As with all graphic novels, I strongly urge two readings of this — the first time through go with the flow, you’ll likely focus mostly on the text, because that is how we are trained. The second time through make it a strictly visual reading. You’ll just be turning the page, just observing, letting your eye get caught, curious. Every time I do this I am astonished by all that I missed the first time. For example, the upper frames on page 21, I didn’t initially understand Jordan’s reaction, I didn’t take the time to sit with it until my visual reading. And once I did, I realized it’s quite an important frame in understanding Jordan’s awareness of race relations around him.
Or, as another example, on page 47 there’s a street sign that reads, “J. Max Bond Jr.” who I looked up and am so glad I did! He was an American architect that created worked based on experiences. Black people in architecture is important! Architecture shapes so much of our world, and we don’t even recognize it. Of this, bell hooks, my guru and favorite cultural critic says, “It is so interesting to think of that moment when we will be able to open up books and read about architects who are black or who have been inspired by African-American experience and love of blackness to see how that love informs how we think and talk about space.”
Facial Expressions
In your second reading I hope you pay close attention to the facial expressions. This is where I learned the most. This graphic novel allows us to glean so much about each character, just by observing and understanding the facial expressions and body language of the characters. This layers on depth and complexity that can sometimes be really clunky to explain via narrative or dialogue.
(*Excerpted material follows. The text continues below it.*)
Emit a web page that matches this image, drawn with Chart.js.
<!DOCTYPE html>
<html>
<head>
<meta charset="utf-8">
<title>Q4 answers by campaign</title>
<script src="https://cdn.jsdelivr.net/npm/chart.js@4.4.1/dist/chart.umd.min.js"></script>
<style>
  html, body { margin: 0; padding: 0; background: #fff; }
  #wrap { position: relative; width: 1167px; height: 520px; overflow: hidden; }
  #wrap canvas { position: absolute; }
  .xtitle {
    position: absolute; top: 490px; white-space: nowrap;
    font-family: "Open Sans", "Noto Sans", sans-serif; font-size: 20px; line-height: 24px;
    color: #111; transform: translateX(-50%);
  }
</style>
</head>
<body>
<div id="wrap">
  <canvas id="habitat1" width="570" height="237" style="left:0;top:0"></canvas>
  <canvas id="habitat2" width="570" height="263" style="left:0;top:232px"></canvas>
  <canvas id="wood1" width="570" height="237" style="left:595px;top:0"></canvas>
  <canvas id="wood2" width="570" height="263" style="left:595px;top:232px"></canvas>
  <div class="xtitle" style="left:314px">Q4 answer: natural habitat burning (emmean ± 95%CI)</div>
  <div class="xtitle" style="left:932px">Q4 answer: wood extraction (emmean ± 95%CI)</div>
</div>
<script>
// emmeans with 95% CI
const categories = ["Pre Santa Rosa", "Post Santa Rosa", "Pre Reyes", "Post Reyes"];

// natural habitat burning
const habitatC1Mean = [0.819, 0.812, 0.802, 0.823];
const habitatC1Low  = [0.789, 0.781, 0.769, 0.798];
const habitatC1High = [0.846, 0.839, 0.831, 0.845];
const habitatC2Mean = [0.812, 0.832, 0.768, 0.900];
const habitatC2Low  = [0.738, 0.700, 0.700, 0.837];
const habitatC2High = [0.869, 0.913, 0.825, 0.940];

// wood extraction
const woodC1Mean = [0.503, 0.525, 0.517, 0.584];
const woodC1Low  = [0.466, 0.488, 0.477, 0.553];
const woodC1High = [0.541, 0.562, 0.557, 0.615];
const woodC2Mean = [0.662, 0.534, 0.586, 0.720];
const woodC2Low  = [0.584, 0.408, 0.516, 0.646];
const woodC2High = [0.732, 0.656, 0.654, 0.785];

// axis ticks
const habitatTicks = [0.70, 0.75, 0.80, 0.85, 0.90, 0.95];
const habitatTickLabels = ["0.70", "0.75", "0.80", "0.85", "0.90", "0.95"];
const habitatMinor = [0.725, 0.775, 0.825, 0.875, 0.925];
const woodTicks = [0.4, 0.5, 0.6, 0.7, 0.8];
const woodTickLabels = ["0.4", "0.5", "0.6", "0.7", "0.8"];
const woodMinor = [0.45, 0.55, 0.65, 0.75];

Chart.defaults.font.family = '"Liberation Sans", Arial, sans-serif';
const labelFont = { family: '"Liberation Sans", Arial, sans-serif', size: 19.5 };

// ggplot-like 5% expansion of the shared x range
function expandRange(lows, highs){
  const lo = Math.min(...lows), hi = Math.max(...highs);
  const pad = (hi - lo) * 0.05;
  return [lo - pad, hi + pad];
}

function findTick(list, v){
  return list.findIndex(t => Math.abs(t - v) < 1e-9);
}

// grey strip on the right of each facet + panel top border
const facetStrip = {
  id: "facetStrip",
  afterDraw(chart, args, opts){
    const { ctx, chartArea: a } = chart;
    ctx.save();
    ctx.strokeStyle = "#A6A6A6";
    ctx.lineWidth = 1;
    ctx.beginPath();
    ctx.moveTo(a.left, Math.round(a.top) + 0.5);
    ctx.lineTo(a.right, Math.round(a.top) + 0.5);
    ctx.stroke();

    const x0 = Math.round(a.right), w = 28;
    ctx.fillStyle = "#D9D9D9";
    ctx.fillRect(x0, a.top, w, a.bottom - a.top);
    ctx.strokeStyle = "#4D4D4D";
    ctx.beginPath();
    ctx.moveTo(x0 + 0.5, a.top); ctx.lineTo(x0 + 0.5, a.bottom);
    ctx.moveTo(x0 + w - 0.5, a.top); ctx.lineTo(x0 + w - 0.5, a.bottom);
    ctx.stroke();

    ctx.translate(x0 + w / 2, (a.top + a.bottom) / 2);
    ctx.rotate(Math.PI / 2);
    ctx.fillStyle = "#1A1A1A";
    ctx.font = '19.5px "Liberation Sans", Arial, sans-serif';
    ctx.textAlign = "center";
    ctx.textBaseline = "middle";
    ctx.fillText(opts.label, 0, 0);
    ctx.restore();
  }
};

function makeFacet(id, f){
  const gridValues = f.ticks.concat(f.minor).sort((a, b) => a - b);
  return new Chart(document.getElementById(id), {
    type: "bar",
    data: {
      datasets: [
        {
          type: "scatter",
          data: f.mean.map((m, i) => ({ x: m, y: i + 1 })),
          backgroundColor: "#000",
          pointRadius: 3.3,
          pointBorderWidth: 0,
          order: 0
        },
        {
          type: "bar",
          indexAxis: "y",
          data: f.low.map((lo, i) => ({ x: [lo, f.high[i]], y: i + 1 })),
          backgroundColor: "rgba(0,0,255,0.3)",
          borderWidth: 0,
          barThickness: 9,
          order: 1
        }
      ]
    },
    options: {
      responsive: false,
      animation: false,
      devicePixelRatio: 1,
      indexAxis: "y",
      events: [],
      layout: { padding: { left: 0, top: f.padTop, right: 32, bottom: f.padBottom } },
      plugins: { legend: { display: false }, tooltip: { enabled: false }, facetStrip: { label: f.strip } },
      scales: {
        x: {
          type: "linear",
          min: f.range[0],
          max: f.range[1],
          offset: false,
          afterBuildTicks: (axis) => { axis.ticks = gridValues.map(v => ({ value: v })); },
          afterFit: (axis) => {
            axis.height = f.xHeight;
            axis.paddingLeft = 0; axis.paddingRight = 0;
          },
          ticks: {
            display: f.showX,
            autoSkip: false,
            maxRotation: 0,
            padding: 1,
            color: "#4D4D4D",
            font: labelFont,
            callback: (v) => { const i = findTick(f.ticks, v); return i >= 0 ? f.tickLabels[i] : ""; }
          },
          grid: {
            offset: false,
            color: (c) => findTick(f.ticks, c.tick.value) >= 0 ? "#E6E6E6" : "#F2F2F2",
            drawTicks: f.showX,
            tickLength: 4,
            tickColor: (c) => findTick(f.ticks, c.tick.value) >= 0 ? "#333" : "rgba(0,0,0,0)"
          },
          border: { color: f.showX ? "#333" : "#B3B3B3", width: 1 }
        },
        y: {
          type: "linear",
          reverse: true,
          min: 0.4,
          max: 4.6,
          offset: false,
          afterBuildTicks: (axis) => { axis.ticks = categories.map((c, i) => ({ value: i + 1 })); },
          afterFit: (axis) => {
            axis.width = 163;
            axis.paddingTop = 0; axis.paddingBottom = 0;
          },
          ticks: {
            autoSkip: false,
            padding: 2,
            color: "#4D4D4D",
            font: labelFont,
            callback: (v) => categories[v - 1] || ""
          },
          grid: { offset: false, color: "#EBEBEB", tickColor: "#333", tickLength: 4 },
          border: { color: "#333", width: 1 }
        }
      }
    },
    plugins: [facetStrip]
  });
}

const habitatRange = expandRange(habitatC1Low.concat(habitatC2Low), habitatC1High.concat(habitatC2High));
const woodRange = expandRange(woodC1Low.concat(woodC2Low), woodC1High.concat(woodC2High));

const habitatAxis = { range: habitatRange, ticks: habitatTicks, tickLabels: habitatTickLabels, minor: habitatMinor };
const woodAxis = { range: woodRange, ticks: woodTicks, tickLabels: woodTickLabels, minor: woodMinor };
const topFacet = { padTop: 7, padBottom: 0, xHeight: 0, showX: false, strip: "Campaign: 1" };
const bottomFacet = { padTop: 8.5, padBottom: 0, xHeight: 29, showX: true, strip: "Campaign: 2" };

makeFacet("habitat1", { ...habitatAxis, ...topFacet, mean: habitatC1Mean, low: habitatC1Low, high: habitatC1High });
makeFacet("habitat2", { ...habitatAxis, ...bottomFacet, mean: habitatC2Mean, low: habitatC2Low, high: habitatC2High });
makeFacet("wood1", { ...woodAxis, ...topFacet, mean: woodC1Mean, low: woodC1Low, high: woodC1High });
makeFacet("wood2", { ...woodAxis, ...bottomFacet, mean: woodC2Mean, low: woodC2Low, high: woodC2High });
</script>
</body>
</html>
Here, we see Jordan have a reaction to witnessing prejudice. We learn by the end of the book when he stands up to Andy that he’s always kept quiet when he witnesses this type of thing, but that it eats at him. This conflict is clearly on display here, with his hand outstretched as if he is about to interfere, but his lip bit, holding him back.
Notes From Jordan’s Sketchbook
Every time we got a little glimpse into Jordan’s sketchbook I was thrilled with his depth of perceptivity. This spread is my number one. It’s humorous, but also indicative of the journey he goes through twice a day on the bus. It says a lot about code-switching, about the threats he experiences, and the experience he has of being seen as a threat. It points out totally corrosive, yet subtle racism. And it’s that subtlety into which he brings the humor, though this humor should not be mistaken as being okay with this. Nobody should have to reference quadratic equations in order to be perceived as non-threatening.
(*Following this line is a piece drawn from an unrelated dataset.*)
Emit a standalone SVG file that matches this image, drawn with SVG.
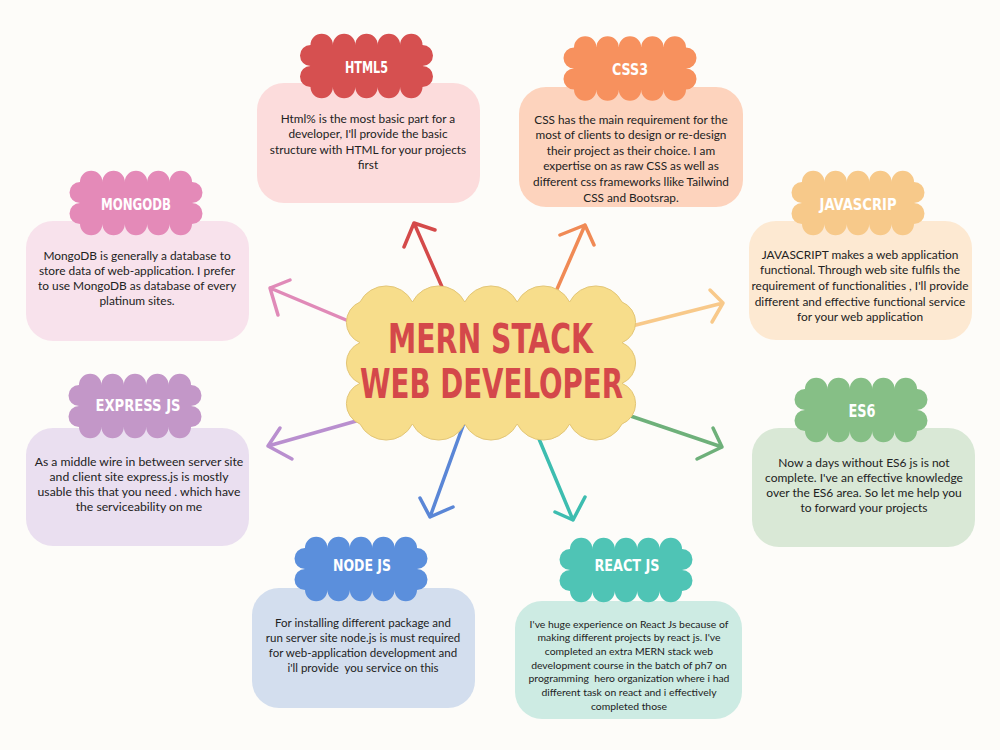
<svg xmlns="http://www.w3.org/2000/svg" width="1000" height="750" viewBox="0 0 1000 750">
  <style>
    .box { stroke: none; }
    .ttl { font-family: "DejaVu Sans Condensed", "DejaVu Sans", sans-serif; font-weight: bold; font-size: 16px; fill: #ffffff; text-anchor: middle; }
    .body { font-family: Lato, "Noto Sans", sans-serif; font-size: 11.9px; fill: #222222; text-anchor: middle; }
    .conn path { fill: none; stroke-width: 3.5; stroke-linecap: round; stroke-linejoin: round; }
    .main { font-family: "DejaVu Sans Condensed", "DejaVu Sans", sans-serif; font-weight: bold; font-size: 40px; fill: #d4484a; text-anchor: middle; }
  </style>
  <defs>
    <path id="cloud" d="M-56,-21 A11.2,11.2 0 0 1 -33.6,-21 A11.2,11.2 0 0 1 -11.2,-21 A11.2,11.2 0 0 1 11.2,-21 A11.2,11.2 0 0 1 33.6,-21 A11.2,11.2 0 0 1 56,-21 A10.5,10.5 0 0 1 56,0 A10.5,10.5 0 0 1 56,21 A11.2,11.2 0 0 1 33.6,21 A11.2,11.2 0 0 1 11.2,21 A11.2,11.2 0 0 1 -11.2,21 A11.2,11.2 0 0 1 -33.6,21 A11.2,11.2 0 0 1 -56,21 A10.5,10.5 0 0 1 -56,0 A10.5,10.5 0 0 1 -56,-21 Z"/>
  </defs>
  <rect x="0" y="0" width="1000" height="750" fill="#fdfcf9"/>

  <g id="connectors" class="conn">
    <path stroke="#d44a4a" d="M446,296 L414,223 M404,247 L414,223 L435,230"/>
    <path stroke="#f08a55" d="M554,296 L585,225 M560,235 L585,225 L594,245"/>
    <path stroke="#e08ab8" d="M358,325 L270,288 M290,280 L270,288 L278,315"/>
    <path stroke="#f8c98a" d="M628,327 L723,303 M710,290 L723,303 L712,322"/>
    <path stroke="#b98fcf" d="M381,414 L268,446 M280,428 L268,446 L292,459"/>
    <path stroke="#6eb07a" d="M610,409 L722,447 M713,428 L722,447 L697,459"/>
    <path stroke="#5a86d6" d="M464,423 L430,517 M420,498 L430,517 L453,507"/>
    <path stroke="#3dbdb0" d="M534,427 L573,520 M555,512 L573,520 L585,497"/>
  </g>

  <g id="center">
    <path fill="#f7dd8b" stroke="#e3c677" stroke-width="1" d="M360,302 A29.4,29.4 0 0 1 412.4,302 A29.4,29.4 0 0 1 464.8,302 A29.4,29.4 0 0 1 517.2,302 A29.4,29.4 0 0 1 569.6,302 A29.4,29.4 0 0 1 622,302 A22,22 0 0 1 622,342.67 A22,22 0 0 1 622,383.33 A22,22 0 0 1 622,424 A29.4,29.4 0 0 1 569.6,424 A29.4,29.4 0 0 1 517.2,424 A29.4,29.4 0 0 1 464.8,424 A29.4,29.4 0 0 1 412.4,424 A29.4,29.4 0 0 1 360,424 A22,22 0 0 1 360,383.33 A22,22 0 0 1 360,342.67 A22,22 0 0 1 360,302 Z"/>
    <text class="main" x="490.5" y="353" textLength="205" lengthAdjust="spacingAndGlyphs">MERN STACK</text>
    <text class="main" x="491.5" y="398" textLength="263" lengthAdjust="spacingAndGlyphs">WEB DEVELOPER</text>
  </g>

  <g id="html5">
    <rect class="box" x="257" y="83" width="223" height="120" rx="27" fill="#fcdcdc"/>
    <use href="#cloud" transform="translate(366.5,66)" fill="#d65050"/>
    <text class="ttl" x="366.5" y="73" textLength="43" lengthAdjust="spacingAndGlyphs">HTML5</text>
    <text class="body" x="368" y="122.5" style="font-size:11.8px">Html% is the most basic part for a</text>
    <text class="body" x="368" y="138" style="font-size:11.8px">developer, I'll provide the basic</text>
    <text class="body" x="368" y="153.5" style="font-size:11.8px">structure with HTML for your projects</text>
    <text class="body" x="368" y="169" style="font-size:11.8px">first</text>
  </g>

  <g id="css3">
    <rect class="box" x="519" y="87" width="224" height="120" rx="27" fill="#fdd3bd"/>
    <use href="#cloud" transform="translate(630,68.5)" fill="#f7915e"/>
    <text class="ttl" x="630" y="75" textLength="36" lengthAdjust="spacingAndGlyphs">CSS3</text>
    <text class="body" x="631" y="123.5" style="font-size:11.8px">CSS has the main requirement for the</text>
    <text class="body" x="631" y="139.1" style="font-size:11.8px">most of clients to design or re-design</text>
    <text class="body" x="631" y="154.7" style="font-size:11.8px">their project as their choice. I am</text>
    <text class="body" x="631" y="170.3" style="font-size:11.8px">expertise on as raw CSS as well as</text>
    <text class="body" x="631" y="185.9" style="font-size:11.8px">different css frameworks llike Tailwind</text>
    <text class="body" x="631" y="201.5" style="font-size:11.8px">CSS and Bootsrap.</text>
  </g>

  <g id="mongodb">
    <rect class="box" x="26" y="221" width="223" height="120" rx="27" fill="#f8e2ec"/>
    <use href="#cloud" transform="translate(136,203)" fill="#e48ab8"/>
    <text class="ttl" x="136" y="209.5" textLength="70" lengthAdjust="spacingAndGlyphs">MONGODB</text>
    <text class="body" x="137" y="259.5">MongoDB is generally a database to</text>
    <text class="body" x="137" y="274.8">store data of web-application. I prefer</text>
    <text class="body" x="137" y="290.1">to use MongoDB as database of every</text>
    <text class="body" x="137" y="305.4">platinum sites.</text>
  </g>

  <g id="javascript">
    <rect class="box" x="749" y="221" width="223" height="119" rx="27" fill="#fde9d2"/>
    <use href="#cloud" transform="translate(858,203)" fill="#f7c98a"/>
    <text class="ttl" x="858" y="209.5" textLength="77" lengthAdjust="spacingAndGlyphs">JAVASCRIP</text>
    <text class="body" x="860" y="258.5">JAVASCRIPT makes a web application</text>
    <text class="body" x="860" y="274.2">functional. Through web site fulfils the</text>
    <text class="body" x="860" y="289.9">requirement of functionalities , I'll provide</text>
    <text class="body" x="860" y="305.6">different and effective functional service</text>
    <text class="body" x="860" y="321.3">for your web application</text>
  </g>

  <g id="expressjs">
    <rect class="box" x="26" y="428" width="223" height="118" rx="27" fill="#eadff0"/>
    <use href="#cloud" transform="translate(135,406)" fill="#c397c8"/>
    <text class="ttl" x="138" y="411" textLength="85" lengthAdjust="spacingAndGlyphs">EXPRESS JS</text>
    <text class="body" x="139" y="465.5" style="font-size:12.2px">As a middle wire in between server site</text>
    <text class="body" x="139" y="480.5" style="font-size:12.2px">and client site express.js is mostly</text>
    <text class="body" x="139" y="495.5" style="font-size:12.2px">usable this that you need . which have</text>
    <text class="body" x="139" y="510.5" style="font-size:12.2px">the serviceability on me</text>
  </g>

  <g id="es6">
    <rect class="box" x="752" y="428" width="223" height="119" rx="27" fill="#d9e8d6"/>
    <use href="#cloud" transform="translate(861,410)" fill="#86bf86"/>
    <text class="ttl" x="862" y="416.5" textLength="27" lengthAdjust="spacingAndGlyphs" style="font-size:18px">ES6</text>
    <text class="body" x="864" y="466.5" style="font-size:12px">Now a days without ES6 js is not</text>
    <text class="body" x="864" y="481.5" style="font-size:12px">complete. I've an effective knowledge</text>
    <text class="body" x="864" y="496.5" style="font-size:12px">over the ES6 area. So let me help you</text>
    <text class="body" x="864" y="511.5" style="font-size:12px">to forward your projects</text>
  </g>

  <g id="nodejs">
    <rect class="box" x="252" y="588" width="223" height="120" rx="27" fill="#d3deee"/>
    <use href="#cloud" transform="translate(361,569)" fill="#5b8fdc"/>
    <text class="ttl" x="362" y="571" textLength="58" lengthAdjust="spacingAndGlyphs">NODE JS</text>
    <text class="body" x="363" y="626.5" style="font-size:11.5px">For installing different package and</text>
    <text class="body" x="363" y="641.5" style="font-size:11.5px">run server site node.js is must required</text>
    <text class="body" x="363" y="656.5" style="font-size:11.5px">for web-application development and</text>
    <text class="body" x="363" y="671.5" style="font-size:11.5px" xml:space="preserve">i'll provide  you service on this</text>
  </g>

  <g id="reactjs">
    <rect class="box" x="515" y="601" width="227" height="118" rx="27" fill="#cdebe3"/>
    <use href="#cloud" transform="translate(626,570)" fill="#4fc4b5"/>
    <text class="ttl" x="627" y="571" textLength="65" lengthAdjust="spacingAndGlyphs">REACT JS</text>
    <text class="body" x="629" y="627.5" style="font-size:10.4px">I've huge experience on React Js because of</text>
    <text class="body" x="629" y="641.2" style="font-size:10.4px">making different projects by react js. I've</text>
    <text class="body" x="629" y="654.9" style="font-size:10.4px">completed an extra MERN stack web</text>
    <text class="body" x="629" y="668.6" style="font-size:10.4px">development course in the batch of ph7 on</text>
    <text class="body" x="629" y="682.3" style="font-size:10.4px" xml:space="preserve">programming  hero organization where i had</text>
    <text class="body" x="629" y="696" style="font-size:10.4px">different task on react and i effectively</text>
    <text class="body" x="629" y="709.7" style="font-size:10.4px">completed those</text>
  </g>
</svg>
Throughout the book Jordan and his little angel friends are overjoyed each time they see another student of color. Solidarity! Understanding! they cry out. But, brilliantly, Craft shows us that, duh, not all black kids are the same. So here we have Jordan and Maury trying to connect and totally missing, as sometimes happens between two people of divergent backgrounds, interests, lifestyles. It’s friendly and reciprocal enough, but we can see in the image of them on two separate planets that it is a lonely moment. Visually speaking, I think this is the most powerful page. So much is gathered.
A little exercise”: Imagine for a moment this was not a graphic novel. What might be missed if this was just dialogue? How does Craft lean on the visuals to relay meaning, to enhance the text (or vice versa!) Without the images, what do you understand of this page?
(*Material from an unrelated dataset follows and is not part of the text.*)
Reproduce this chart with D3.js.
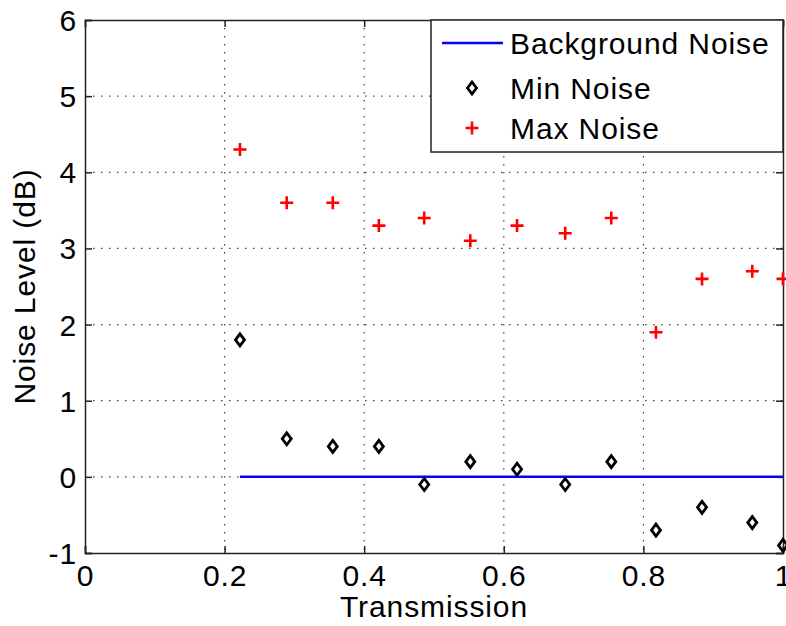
<!DOCTYPE html>
<html><head><meta charset="utf-8">
<script src="https://cdn.jsdelivr.net/npm/d3@7"></script>
<style>body{margin:0;background:#fff;} svg{display:block;font-family:"Liberation Sans",Arial,sans-serif;}</style>
</head><body>
<svg id="c" width="786" height="626"></svg>
<script>
const transmission = [0.222, 0.289, 0.355, 0.421, 0.486, 0.552, 0.619, 0.688, 0.754, 0.818, 0.884, 0.956, 1.0];
const maxNoise = [4.3, 3.6, 3.6, 3.3, 3.4, 3.1, 3.3, 3.2, 3.4, 1.9, 2.6, 2.7, 2.6];
const minNoise = [1.8, 0.5, 0.4, 0.4, -0.1, 0.2, 0.1, -0.1, 0.2, -0.7, -0.4, -0.6, -0.9];
const background = [0, 0];
const backgroundX = [0.222, 1.0];
const xTicks = [0, 0.2, 0.4, 0.6, 0.8, 1];
const yTicks = [-1, 0, 1, 2, 3, 4, 5, 6];
const legendLabels = ["Background Noise", "Min Noise", "Max Noise"];

const svg = d3.select("#c");
const L = 85, R = 783, T = 20, B = 553;
const x = d3.scaleLinear().domain([0, 1]).range([L, R]);
const y = d3.scaleLinear().domain([-1, 6]).range([B, T]);
const fs = 30;
const ls = "0.9px";

// grid
const g = svg.append("g");
g.selectAll(".gx").data(xTicks.slice(1, -1)).enter().append("line")
  .attr("x1", d => x(d)).attr("x2", d => x(d)).attr("y1", T).attr("y2", B)
  .attr("stroke", "#444").attr("stroke-width", 1.2).attr("stroke-dasharray", "1.5,6.5");
g.selectAll(".gy").data(yTicks.slice(1, -1)).enter().append("line")
  .attr("y1", d => y(d)).attr("y2", d => y(d)).attr("x1", L).attr("x2", R)
  .attr("stroke", "#444").attr("stroke-width", 1.2).attr("stroke-dasharray", "1.5,6.5");

// axes (box with inward ticks)
const fmt = d => String(d);
const xb = svg.append("g").attr("transform", `translate(0,${B})`)
  .call(d3.axisBottom(x).tickValues(xTicks).tickSize(-7).tickPadding(12).tickFormat(fmt));
const xt = svg.append("g").attr("transform", `translate(0,${T})`)
  .call(d3.axisTop(x).tickValues(xTicks).tickSize(-7).tickFormat(""));
const yl = svg.append("g").attr("transform", `translate(${L},0)`)
  .call(d3.axisLeft(y).tickValues(yTicks).tickSize(-7).tickPadding(8).tickFormat(fmt));
const yr = svg.append("g").attr("transform", `translate(${R},0)`)
  .call(d3.axisRight(y).tickValues(yTicks).tickSize(-7).tickFormat(""));
[xb, xt, yl, yr].forEach(a => {
  a.select(".domain").attr("stroke", "#222").attr("stroke-width", 1.5);
  a.selectAll(".tick line").attr("stroke", "#222").attr("stroke-width", 1.5);
  a.selectAll("text").attr("font-size", fs).attr("fill", "#000")
    .attr("letter-spacing", ls).attr("font-family", "Liberation Sans, Arial, sans-serif");
});
yl.selectAll("text").attr("dy", "0.35em");

// background line
svg.append("path").datum(backgroundX.map((d, i) => [d, background[i]]))
  .attr("d", d3.line().x(d => x(d[0])).y(d => y(d[1])))
  .attr("stroke", "#0000ff").attr("stroke-width", 2.5).attr("fill", "none");

const diamond = "M0,-6 L4.5,0 L0,6 L-4.5,0 Z";
const plus = "M-6.5,0 H6.5 M0,-6.5 V6.5";

svg.selectAll(".mn").data(transmission).enter().append("path")
  .attr("transform", (d, i) => `translate(${x(d)},${y(minNoise[i])})`)
  .attr("d", diamond).attr("fill", "none").attr("stroke", "#000").attr("stroke-width", 2.8);
svg.selectAll(".mx").data(transmission).enter().append("path")
  .attr("transform", (d, i) => `translate(${x(d)},${y(maxNoise[i])})`)
  .attr("d", plus).attr("fill", "none").attr("stroke", "#ff0000").attr("stroke-width", 2.6);

// legend
const lg = svg.append("g");
lg.append("rect").attr("x", 431).attr("y", T).attr("width", R - 431).attr("height", 132)
  .attr("fill", "#fff").attr("stroke", "#222").attr("stroke-width", 1.5);
const ly = [43, 88, 128];
lg.append("line").attr("x1", 442).attr("x2", 503).attr("y1", ly[0]).attr("y2", ly[0])
  .attr("stroke", "#0000ff").attr("stroke-width", 2.5);
lg.append("path").attr("transform", `translate(472,${ly[1]})`).attr("d", diamond)
  .attr("fill", "none").attr("stroke", "#000").attr("stroke-width", 2.8);
lg.append("path").attr("transform", `translate(472,${ly[2]})`).attr("d", plus)
  .attr("fill", "none").attr("stroke", "#ff0000").attr("stroke-width", 2.6);
lg.selectAll("text.l").data(legendLabels).enter().append("text")
  .attr("x", 510).attr("y", (d, i) => ly[i]).attr("dy", "0.36em")
  .attr("font-size", fs).attr("letter-spacing", ls).text(d => d);

// axis labels
svg.append("text").attr("x", (L + R) / 2).attr("y", 617).attr("text-anchor", "middle")
  .attr("font-size", fs).attr("letter-spacing", ls).text("Transmission");
svg.append("text").attr("transform", `translate(35,${(T + B) / 2}) rotate(-90)`)
  .attr("text-anchor", "middle").attr("font-size", fs).attr("letter-spacing", ls).text("Noise Level (dB)");
</script>
</body></html>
“Gritty, Urban Reminder of the Grit of Today’s Urban Grittiness”
The motif of the “gritty” African American book covers and “escapist literature” totally cracked me up. It’s a problem that precisely this book addresses! Both Rachel and I have talked about this before, but we are still severely lacking in stories that depict black life not in strife, but in joy, thriving, full of well-being and community and family and art. This is precisely what this thread throughout the book is calling for, and also making fun of.
So once again we have humor and poking fun at the experience of subtle and simultaneously overt racism, while acknowledging that it’s really a problem. What I love about Jerry Craft’s approach is how it recognizes that when racist experiences are daily, they are normalized, they are something that is joked about in the in-community. They have been known forever, even as white people seem to only now be waking up to the horrors of it. It is this in-community knowledge that makes Jordan constantly seek out other kids of color. Because it’s so nice when you don’t need to explain anything, when you are just understood. When you have that kind of shared understanding, you’re really permitted to bring humor into the lived experience, to make light of.
White Allies
I like this frame a lot. In it we learn a lot about Liam. Early on in the book Liam said something about Maury-o rhyming with Oreo and how he didn’t get it, which Jordan explained to him. Much later in the book we see Maury overhear Liam exclaim Hello Mr. Oreo, which he directed at a box of Oreos, but Maury mis-interpreted it. Instead of getting defensive, or remaining oblivious, Liam pulled from what Jordan taught him and sought to correct it.
Maury didn’t hear this correction, but instead of getting upset about it or aggressively chasing after him to prove how “woke” he is, Liam in this frame looks so tender and genuinely concerned for the hurt he caused and gently calls out, “Maury?”
I highlight this frame specifically because I feel he is in it as an ally. I mean, he’s so focused on righting his wrong that he’s spilling his Oreos. This is a white kid who listened carefully when he was taught something about racism, and is here trying to enact it, offer a corrective.
What was your favorite frame? What did you learn from the visuals in that frame that you would have missed otherwise? Doing these exercises can help train your brain to think critically about visual art, and sharpen your arts literacy, which is a great step towards utilizing art as a tool in liberation struggles.